- PROBLEM DETAILS:
Tally the lines that hold the string "Give", and reply with the count alone.

- DATA SUPPLIED:
+-------+
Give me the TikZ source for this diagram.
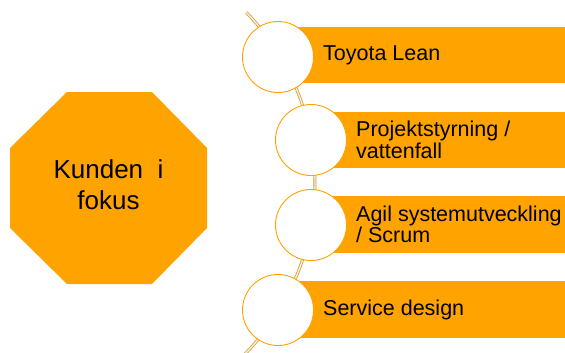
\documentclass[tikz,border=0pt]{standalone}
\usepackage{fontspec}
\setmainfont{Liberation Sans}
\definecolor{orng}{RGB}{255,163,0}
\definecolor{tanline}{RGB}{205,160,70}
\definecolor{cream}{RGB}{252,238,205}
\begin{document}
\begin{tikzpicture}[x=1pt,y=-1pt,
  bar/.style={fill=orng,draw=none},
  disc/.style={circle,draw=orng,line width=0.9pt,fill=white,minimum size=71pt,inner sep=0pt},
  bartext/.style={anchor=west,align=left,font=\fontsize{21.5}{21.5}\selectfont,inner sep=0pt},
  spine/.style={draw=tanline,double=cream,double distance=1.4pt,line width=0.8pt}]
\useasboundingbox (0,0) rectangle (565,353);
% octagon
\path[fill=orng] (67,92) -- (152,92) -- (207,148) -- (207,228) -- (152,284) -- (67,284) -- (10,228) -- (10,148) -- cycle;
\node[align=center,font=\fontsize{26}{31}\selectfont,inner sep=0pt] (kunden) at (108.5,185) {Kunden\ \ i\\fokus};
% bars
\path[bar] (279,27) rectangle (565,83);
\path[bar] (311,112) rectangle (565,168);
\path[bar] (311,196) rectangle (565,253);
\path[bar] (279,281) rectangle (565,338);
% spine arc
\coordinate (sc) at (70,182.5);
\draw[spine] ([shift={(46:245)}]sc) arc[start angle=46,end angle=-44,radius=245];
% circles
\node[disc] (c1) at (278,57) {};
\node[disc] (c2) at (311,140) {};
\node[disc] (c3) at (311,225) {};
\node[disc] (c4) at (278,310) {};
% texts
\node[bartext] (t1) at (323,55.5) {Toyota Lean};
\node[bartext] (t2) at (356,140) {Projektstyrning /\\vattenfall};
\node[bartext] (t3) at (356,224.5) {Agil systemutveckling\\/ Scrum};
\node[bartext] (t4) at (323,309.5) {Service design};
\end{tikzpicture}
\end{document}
+-------+
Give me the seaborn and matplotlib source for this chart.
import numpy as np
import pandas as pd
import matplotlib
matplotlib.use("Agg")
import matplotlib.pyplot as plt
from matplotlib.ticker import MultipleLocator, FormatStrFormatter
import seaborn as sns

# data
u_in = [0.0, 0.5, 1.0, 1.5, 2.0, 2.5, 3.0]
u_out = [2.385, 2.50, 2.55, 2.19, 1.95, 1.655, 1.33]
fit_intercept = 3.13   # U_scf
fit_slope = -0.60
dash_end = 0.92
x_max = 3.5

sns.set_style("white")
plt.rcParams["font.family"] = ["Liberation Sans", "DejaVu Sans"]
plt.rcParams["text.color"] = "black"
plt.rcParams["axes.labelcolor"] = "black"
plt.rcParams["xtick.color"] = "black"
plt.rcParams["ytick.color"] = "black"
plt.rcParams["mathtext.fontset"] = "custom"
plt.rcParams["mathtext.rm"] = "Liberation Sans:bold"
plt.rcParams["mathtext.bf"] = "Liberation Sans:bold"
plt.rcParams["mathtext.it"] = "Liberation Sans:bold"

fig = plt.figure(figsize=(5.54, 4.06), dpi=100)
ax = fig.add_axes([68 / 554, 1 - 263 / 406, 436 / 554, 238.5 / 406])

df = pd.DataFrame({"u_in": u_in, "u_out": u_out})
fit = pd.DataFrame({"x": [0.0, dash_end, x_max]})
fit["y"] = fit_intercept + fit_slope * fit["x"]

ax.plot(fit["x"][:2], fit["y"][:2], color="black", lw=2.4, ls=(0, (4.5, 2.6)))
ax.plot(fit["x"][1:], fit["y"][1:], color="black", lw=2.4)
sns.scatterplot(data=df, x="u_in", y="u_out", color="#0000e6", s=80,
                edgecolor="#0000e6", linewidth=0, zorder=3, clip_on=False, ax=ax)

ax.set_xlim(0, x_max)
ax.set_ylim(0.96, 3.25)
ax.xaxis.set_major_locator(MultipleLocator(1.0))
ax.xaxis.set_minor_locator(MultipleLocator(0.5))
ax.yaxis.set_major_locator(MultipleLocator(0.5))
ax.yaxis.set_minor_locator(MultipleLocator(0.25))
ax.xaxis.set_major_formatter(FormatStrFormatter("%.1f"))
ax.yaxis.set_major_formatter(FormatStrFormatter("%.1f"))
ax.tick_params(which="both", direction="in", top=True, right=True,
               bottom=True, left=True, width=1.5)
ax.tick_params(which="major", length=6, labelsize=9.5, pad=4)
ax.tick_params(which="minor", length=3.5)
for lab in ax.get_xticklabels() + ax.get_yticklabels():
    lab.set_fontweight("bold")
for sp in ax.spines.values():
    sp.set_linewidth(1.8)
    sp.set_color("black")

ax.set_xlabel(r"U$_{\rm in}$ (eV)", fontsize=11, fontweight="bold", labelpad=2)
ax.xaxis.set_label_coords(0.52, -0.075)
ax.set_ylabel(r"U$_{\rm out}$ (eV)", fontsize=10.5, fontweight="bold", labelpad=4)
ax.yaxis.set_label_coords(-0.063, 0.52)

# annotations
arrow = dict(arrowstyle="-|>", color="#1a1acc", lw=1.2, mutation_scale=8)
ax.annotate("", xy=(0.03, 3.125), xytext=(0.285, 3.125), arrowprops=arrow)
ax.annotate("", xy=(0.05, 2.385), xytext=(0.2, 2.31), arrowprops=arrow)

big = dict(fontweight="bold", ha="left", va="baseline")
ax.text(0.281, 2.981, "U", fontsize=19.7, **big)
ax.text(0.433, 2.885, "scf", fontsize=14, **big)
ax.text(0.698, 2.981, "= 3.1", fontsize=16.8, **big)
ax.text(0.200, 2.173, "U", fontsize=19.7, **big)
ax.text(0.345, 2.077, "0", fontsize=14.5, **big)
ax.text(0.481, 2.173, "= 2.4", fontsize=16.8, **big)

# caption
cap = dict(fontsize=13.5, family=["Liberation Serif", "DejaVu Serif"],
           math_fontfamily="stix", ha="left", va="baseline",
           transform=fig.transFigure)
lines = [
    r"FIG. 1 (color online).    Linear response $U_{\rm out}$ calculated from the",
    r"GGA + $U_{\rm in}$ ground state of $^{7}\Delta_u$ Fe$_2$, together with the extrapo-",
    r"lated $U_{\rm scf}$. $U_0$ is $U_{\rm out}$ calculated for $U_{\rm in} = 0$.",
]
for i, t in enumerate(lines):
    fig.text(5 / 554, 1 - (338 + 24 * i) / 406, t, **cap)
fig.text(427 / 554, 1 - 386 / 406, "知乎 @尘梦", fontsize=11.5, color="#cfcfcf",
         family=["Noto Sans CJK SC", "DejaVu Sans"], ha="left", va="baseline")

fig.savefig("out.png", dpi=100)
+-------+
- FULL ANSWER:
2